CANBERRA, Australia — Australian Prime Minister Anthony Albanese said Friday he was confident of securing bipartisan political support in the United States for a deal to provide his country with submarines powered by U.S. nuclear technology.
The AUKUS partnership — an acronym for Australia, the United Kingdom and the United States — is being discussed by U.S. Defense Secretary Lloyd Austin and U.S. Secretary of State Antony Blinken in meetings with Albanese and other Australian officials in Brisbane on Friday and Saturday.
Under the deal, Australia will buy three Virginia-class submarines from the United States and build five of a new AUKUS-class submarine in cooperation with Britain.
Australian media have focused on a letter signed by more than 20 Republican lawmakers to President Joe Biden that warned the deal would “unacceptably weaken the U.S. fleet” without a plan to boost U.S. submarine production.
Albanese said he remained “very confident” that the United States would deliver the three submarines.
The prime minister said he'd been reassured by discussions he had with Republicans and Democrats earlier in July at a NATO summit in Lithuania.

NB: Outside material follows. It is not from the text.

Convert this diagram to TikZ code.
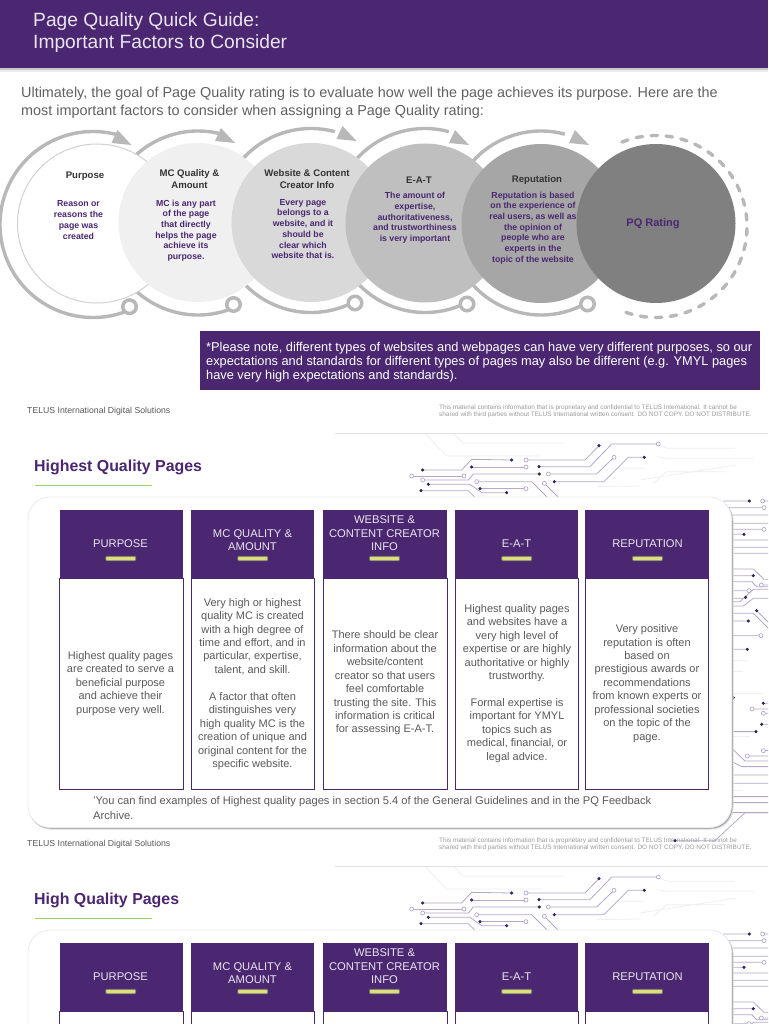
\documentclass[tikz,border=0pt]{standalone}
\usepackage{fontspec}
\setmainfont{Liberation Sans}
\usetikzlibrary{calc}
\definecolor{qpurple}{HTML}{4A2770}
\definecolor{qtext}{HTML}{5A5A5A}
\definecolor{qarc}{HTML}{B8B8B8}
\definecolor{qtrace}{HTML}{B4A8C9}
\definecolor{qfaint}{HTML}{F0EEF2}
\definecolor{qdot}{HTML}{35205A}
\definecolor{qhead}{HTML}{EAE5F0}
\definecolor{qpill}{HTML}{DDE07A}
\definecolor{qgreen}{HTML}{9BCF63}
\newcommand{\fsz}[2]{\fontsize{#1}{#2}\selectfont}
\tikzset{
  x=1pt,y=-1pt,
  bigcircle/.style={circle,inner sep=0pt,minimum size=159pt},
  ctitle/.style={align=center,inner sep=0pt,text=black!80,font=\fsz{9.6}{12.6}\bfseries},
  cbody/.style={align=center,inner sep=0pt,text=qpurple,font=\fsz{8.75}{10.7}\bfseries},
  ringnode/.style={circle,draw=qarc,line width=3.5pt,fill=white,inner sep=0pt,minimum size=13.5pt},
  arcline/.style={draw=qarc,line width=3.4pt},
  foot/.style={anchor=west,inner sep=0pt,text=black!65,font=\fsz{8.7}{10}},
  legal/.style={anchor=west,inner sep=0pt,text=black!40,font=\fsz{6.4}{7}},
  headcell/.style={draw=none,fill=qpurple,minimum height=68pt,inner sep=0pt},
  headtext/.style={align=center,inner sep=0pt,text=qhead,font=\fsz{11.2}{13.5}},
  bodycell/.style={draw=qpurple,line width=1pt,fill=white,inner sep=0pt},
  bodytext/.style={align=center,inner sep=0pt,text=qtext,font=\fsz{11}{13.45}},
  pill/.style={draw=black!55,line width=.8pt,fill=qpill,rounded corners=1pt,minimum width=30pt,minimum height=4.5pt,inner sep=0pt},
  trace/.style={draw=qtrace,line width=.8pt},
  ftrace/.style={draw=qfaint,line width=.8pt},
  cdotm/.style={fill=qdot},
  cringm/.style={draw=qtrace,line width=.7pt,fill=white},
}
% arc of the chain: centre, radius, start and end screen angle
\newcommand{\chainarc}[5]{\draw[arcline] ($(#1,#2)+(#4:#3)$) arc[start angle=#4,end angle=#5,radius=#3];}
\newcommand{\arrowhead}[2]{\fill[qarc] (#1,#2) -- ++(-20,-2) -- ++(6,-13) -- cycle;}
\newcommand{\dotat}[2]{\fill[cdotm] (#1,#2) circle[radius=1.7pt];}
\newcommand{\ringat}[2]{\filldraw[cringm] (#1,#2) circle[radius=2pt];}
\newcommand{\circuitpart}{%
  % top cluster, coordinates in thirds of a pixel
  \begin{scope}[shift={(400pt,33pt)},x=.3333pt,y=-.3333pt]
    \draw[ftrace] (160,100)--(190,130)--(490,130) (75,100)--(140,168)--(425,168) (770,130)--(800,145)--(1005,145)
      (770,170)--(800,175)--(1060,175) (640,205)--(735,205) (760,250)--(800,215)--(975,215) (590,260)--(720,258) (720,240)--(1010,195);
    \draw[trace] (68,210)--(185,210)--(215,178)--(335,180);
    \draw[trace] (378,180)--(555,180)--(597,137);
    \draw[trace] (215,201)--(378,201);
    \draw[trace] (417,200)--(570,200)--(635,132)--(775,132);
    \draw[trace] (35,228)--(192,228);
    \draw[trace] (68,240)--(205,240)--(220,222)--(418,222);
    \draw[trace] (445,222)--(590,222)--(642,172);
    \draw[trace] (463,245)--(612,245)--(685,172)--(733,172);
    \draw[trace] (85,253)--(210,253)--(245,278)--(320,278);
    \draw[trace] (230,245)--(395,245)--(445,295);
    \draw[trace] (240,266)--(378,266);
    \draw[trace] (63,272)--(205,272)--(230,297);
    \draw[trace] (433,250)--(480,297);
    \dotat{68}{210}\dotat{335}{180}\ringat{378}{180}\dotat{597}{137}\dotat{215}{201}\ringat{378}{201}
    \dotat{417}{200}\ringat{775}{132}\ringat{35}{228}\ringat{192}{228}\ringat{68}{240}\dotat{418}{222}
    \ringat{445}{222}\ringat{642}{172}\dotat{463}{245}\dotat{733}{172}\dotat{85}{253}\dotat{320}{278}
    \ringat{230}{245}\dotat{240}{266}\ringat{378}{266}\dotat{63}{272}\ringat{433}{250}
  \end{scope}
  % right cluster, coordinates in thirds of a pixel
  \begin{scope}[shift={(690pt,-57pt)},x=.3333pt,y=-.3333pt]
    \draw[trace] (100,33)--(178,33) (218,33)--(240,33) (100,53)--(222,53) (100,75)--(240,75) (100,100)--(240,100)
      (100,118)--(222,118) (100,133)--(162,133) (100,150)--(240,150) (100,172)--(240,172) (100,190)--(240,190)
      (100,237)--(190,237)--(222,268)--(240,268) (100,257)--(190,257) (100,275)--(185,275)--(200,290)--(240,290)
      (214,285)--(240,285) (100,302)--(177,302) (100,325)--(167,325) (100,335)--(150,335)--(190,298)--(240,298)
      (100,348)--(160,348)--(190,325)--(240,325) (100,370)--(190,370)--(240,420) (200,362)--(240,402)
      (100,393)--(175,393) (100,437)--(213,437) (100,478)--(172,478) (220,640)--(240,640) (186,657)--(240,657)
      (220,670)--(240,670) (215,703)--(240,703) (100,725)--(198,725) (220,782)--(240,782) (172,798)--(240,798)
      (120,770)--(165,813)--(240,813) (120,812)--(155,830)--(240,830) (100,855)--(240,855) (100,880)--(240,880)
      (100,920)--(240,920) (100,938)--(240,938) (100,968)--(240,968);
    \draw[ftrace] (100,510)--(175,510) (100,545)--(160,545) (100,610)--(220,610) (100,740)--(180,740) (100,900)--(160,900);
    \dotat{178}{33}\ringat{218}{33}\ringat{222}{53}\ringat{222}{118}\dotat{162}{133}\dotat{190}{257}
    \ringat{214}{285}\ringat{177}{302}\dotat{167}{322}\dotat{200}{362}\dotat{175}{393}\ringat{213}{437}
    \dotat{172}{478}\dotat{130}{623}\dotat{220}{640}\ringat{186}{657}\ringat{220}{670}\dotat{215}{703}
    \dotat{198}{725}\ringat{220}{782}\ringat{172}{798}
  \end{scope}
}
% #1 name prefix, #2 heading
\newcommand{\qpage}[2]{%
  \draw[black!12,line width=.7pt] (335,0)--(768,0);
  \node[anchor=west,inner sep=0pt,text=qpurple,font=\fsz{15.9}{18}\bfseries] (#1head) at (34,34.5) {#2};
  \draw[draw=qgreen,line width=1.5pt] (35,52.5)--(152,52.5);
  \fill[black!15,rounded corners=22pt] (29,66) rectangle (733.5,396.5);
  \fill[black!38,rounded corners=22pt] (28.5,65) rectangle (732.5,395.5);
  \filldraw[draw=black!8,line width=.8pt,fill=white,rounded corners=22pt] (28,64) rectangle (731.5,394.5);
  \node[headcell,minimum width=123.5pt] (#1h1) at (121.25,111) {};
  \node[headcell,minimum width=123pt] (#1h2) at (252.5,111) {};
  \node[headcell,minimum width=124pt] (#1h3) at (385,111) {};
  \node[headcell,minimum width=123pt] (#1h4) at (516.5,111) {};
  \node[headcell,minimum width=123.5pt] (#1h5) at (646.75,111) {};
  \node[headtext] (#1ht1) at (120.5,110.5) {PURPOSE};
  \node[headtext] (#1ht2) at (252.5,107) {MC QUALITY \&\\AMOUNT};
  \node[headtext] (#1ht3) at (384.5,100.5) {WEBSITE \&\\CONTENT CREATOR\\INFO};
  \node[headtext] (#1ht4) at (516.5,110.5) {E-A-T};
  \node[headtext] (#1ht5) at (647.5,110.5) {REPUTATION};
  \node[pill] (#1p1) at (120.8,125.5) {};
  \node[pill] (#1p2) at (252.8,125.5) {};
  \node[pill] (#1p3) at (384.5,125.5) {};
  \node[pill] (#1p4) at (516.7,125.5) {};
  \node[pill] (#1p5) at (647.5,125.5) {};
  \node[bodycell,minimum width=123.5pt,minimum height=211pt] (#1b1) at (121.25,250.5) {};
  \node[bodycell,minimum width=123pt,minimum height=211pt] (#1b2) at (252.5,250.5) {};
  \node[bodycell,minimum width=124pt,minimum height=211pt] (#1b3) at (385,250.5) {};
  \node[bodycell,minimum width=123pt,minimum height=211pt] (#1b4) at (516.5,250.5) {};
  \node[bodycell,minimum width=123.5pt,minimum height=211pt] (#1b5) at (646.75,250.5) {};
}
\begin{document}
\begin{tikzpicture}
\path[use as bounding box,clip] (0,0) rectangle (768,1024);
\fill[white] (0,0) rectangle (768,1024);
% header band
\fill[black!8] (0,68) rectangle (768,72);
\fill[black!22] (0,68) rectangle (768,70);
\fill[qpurple] (0,0) rectangle (768,68.5);
\node[anchor=west,inner sep=0pt,text=qhead,font=\fsz{19.2}{21}] (t1) at (33,22) {Page Quality Quick Guide:};
\node[anchor=west,inner sep=0pt,text=qhead,font=\fsz{19.2}{21}] (t2) at (33,43.5) {Important Factors to Consider};
\node[anchor=west,inner sep=0pt,text=black!62,font=\fsz{14.4}{18}] (i1) at (21,93.5) {Ultimately, the goal of Page Quality rating is to evaluate how well the page achieves its purpose. Here are the};
\node[anchor=west,inner sep=0pt,text=black!62,font=\fsz{14.4}{18}] (i2) at (21,111.5) {most important factors to consider when assigning a Page Quality rating:};
% chain arcs and arrowheads
\chainarc{93}{224.5}{93}{66.6}{287}
\chainarc{198}{223}{92}{66.6}{285}
\chainarc{311}{220.5}{92}{62}{285}
\chainarc{425}{220.5}{92}{62}{285}
\chainarc{541}{223}{92}{62}{285}
\arrowhead{131.5}{145}
\arrowhead{235}{143}
\arrowhead{356.5}{141}
\arrowhead{469}{145}
\arrowhead{589}{145}
\node[ringnode] (r1) at (129.5,306.7) {};
\node[ringnode] (r2) at (233.5,304.5) {};
\node[ringnode] (r3) at (355,303) {};
\node[ringnode] (r4) at (467,304) {};
\node[ringnode] (r5) at (587.5,304) {};
\draw[qarc,line width=3.4pt,line cap=round,dash pattern=on 6.5pt off 8.5pt] ($(656,226.5)+(248:91)$) arc[start angle=248,end angle=470,radius=91];
% chain circles
\node[bigcircle,draw=black!18,line width=1pt,fill=white] (c1) at (97,223.5) {};
\node[bigcircle,fill=black!6] (c2) at (198,222.5) {};
\node[bigcircle,fill=black!15] (c3) at (311,222.5) {};
\node[bigcircle,fill=black!25] (c4) at (425,223) {};
\node[bigcircle,fill=black!35] (c5) at (541,223.5) {};
\node[bigcircle,fill=black!50] (c6) at (656,223.5) {};
\node[ctitle] (c1t) at (85,176) {Purpose};
\node[cbody] (c1b) at (78.5,220) {Reason or\\reasons the\\page was\\created};
\node[ctitle] (c2t) at (189.5,179) {MC Quality \&\\Amount};
\node[cbody] (c2b) at (186,230.5) {MC is any part\\of the page\\that directly\\helps the page\\achieve its\\purpose.};
\node[ctitle] (c3t) at (307,179) {Website \& Content\\Creator Info};
\node[cbody] (c3b) at (303,229) {Every page\\belongs to a\\website, and it\\should be\\clear which\\website that is.};
\node[ctitle] (c4t) at (419,180) {E-A-T};
\node[cbody] (c4b) at (415,218) {The amount of\\expertise,\\authoritativeness,\\and trustworthiness\\is very important};
\node[ctitle] (c5t) at (537,180) {Reputation};
\node[cbody] (c5b) at (533,228) {Reputation is based\\on the experience of\\real users, as well as\\the opinion of\\people who are\\experts in the\\topic of the website};
\node[inner sep=0pt,text=qpurple,font=\fsz{11}{13}\bfseries] (c6t) at (653,223.5) {PQ Rating};
% note box
\fill[qpurple] (200,331) rectangle (760,389.5);
\node[anchor=west,inner sep=0pt,text=white,font=\fsz{12.8}{14}] (n1) at (206,348) {*Please note, different types of websites and webpages can have very different purposes, so our};
\node[anchor=west,inner sep=0pt,text=white,font=\fsz{12.8}{14}] (n2) at (206,362) {expectations and standards for different types of pages may also be different (e.g. YMYL pages};
\node[anchor=west,inner sep=0pt,text=white,font=\fsz{12.8}{14}] (n3) at (206,376.5) {have very high expectations and standards).};
% first footer
\node[foot] (f1) at (27,411.5) {TELUS International Digital Solutions};
\node[legal] (l1a) at (439,408) {This material contains information that is proprietary and confidential to TELUS International. It cannot be};
\node[legal] (l1b) at (439,415.2) {shared with third parties without TELUS International written consent. DO NOT COPY. DO NOT DISTRIBUTE.};
% first panel
\begin{scope}[yshift=-433pt]
  \circuitpart
  \qpage{a}{Highest Quality Pages}
  \node[bodytext] (a1) at (120.5,250.5) {Highest quality pages\\are created to serve a\\beneficial purpose\\and achieve their\\purpose very well.};
  \node[bodytext] (a2) at (252.5,251) {Very high or highest\\quality MC is created\\with a high degree of\\time and effort, and in\\particular, expertise,\\talent, and skill.\\[13.45pt]A factor that often\\distinguishes very\\high quality MC is the\\creation of unique and\\original content for the\\specific website.};
  \node[bodytext] (a3) at (385,250) {There should be clear\\information about the\\website/content\\creator so that users\\feel comfortable\\trusting the site. This\\information is critical\\for assessing E-A-T.};
  \node[bodytext] (a4) at (517,250.5) {Highest quality pages\\and websites have a\\very high level of\\expertise or are highly\\authoritative or highly\\trustworthy.\\[13.45pt]Formal expertise is\\important for YMYL\\topics such as\\medical, financial, or\\legal advice.};
  \node[bodytext] (a5) at (647,250.5) {Very positive\\reputation is often\\based on\\prestigious awards or\\recommendations\\from known experts or\\professional societies\\on the topic of the\\page.};
  \node[anchor=west,inner sep=0pt,text=qtext,font=\fsz{11.15}{13}] (an1) at (93,368.5) {'You can find examples of Highest quality pages in section 5.4 of the General Guidelines and in the PQ Feedback};
  \node[anchor=west,inner sep=0pt,text=qtext,font=\fsz{11.15}{13}] (an2) at (93,382.5) {Archive.};
\end{scope}
% second footer
\node[foot] (f2) at (27,844.5) {TELUS International Digital Solutions};
\node[legal] (l2a) at (439,841) {This material contains information that is proprietary and confidential to TELUS International. It cannot be};
\node[legal] (l2b) at (439,848.2) {shared with third parties without TELUS International written consent. DO NOT COPY. DO NOT DISTRIBUTE.};
% trace that runs over the legal note
\coordinate (sa) at (675,840.7);
\coordinate (sb) at (715,840.7);
\coordinate (sc) at (745,812.7);
\coordinate (sd) at (770,812.7);
\draw[trace] (sa)--(sb)--(sc)--(sd);
\fill[cdotm] (sa) circle[radius=1.7pt];
% second panel
\begin{scope}[yshift=-866pt]
  \circuitpart
  \qpage{b}{High Quality Pages}
\end{scope}
\end{tikzpicture}
\end{document}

“What struck me was their unanimous support for AUKUS, their unanimous support for the relationship between the Australia and United States,” Albanese told reporters in Brisbane.
Austin and Blinken arrived in Brisbane late Thursday ahead of annual bilateral meetings with their Australian counterparts: Defense Minister Richard Marles and Foreign Minister Penny Wong.
Marles said the AUKUS program was on track.
“Congress can be a complicated place as legislation makes its way through it, but actually we’re encouraged by how quickly it is going through it and we are expecting that there will be lots of discussions on the way through,” Marles said.
“Fundamentally, we have reached an agreement with the Biden administration about how Australia acquires the nuclear-powered submarine capability and we’re proceeding along that path with pace,” he added.
Australia understood there was “pressure on the American industrial base” and would contribute to submarine production, Marles said. The AUKUS deal is forecast to cost Australia up to 368 billion Australian dollars ($246 billion) over 30 years.
Albanese later publicly welcomed Austin and Blinken at a media event before the three began a meeting with Marles, Wong, U.S. Ambassador to Australia Caroline Kennedy and Australian Ambassador to the United States Kevin Rudd, a former prime minister.
“The relationship between Australia and the United States has never been stronger,” Albanese told the two visitors. The U.S. and Australia were working together to promote security, stability and prosperity in the region, Albanese said.
Albanese is planning state visits to both the United States and China before the end of the year.
The sharing of U.S. nuclear secrets with Australia takes that bilateral relationship to a new level, while Australia's icy relationship with Beijing was thawing since a change of Australian government at elections last year.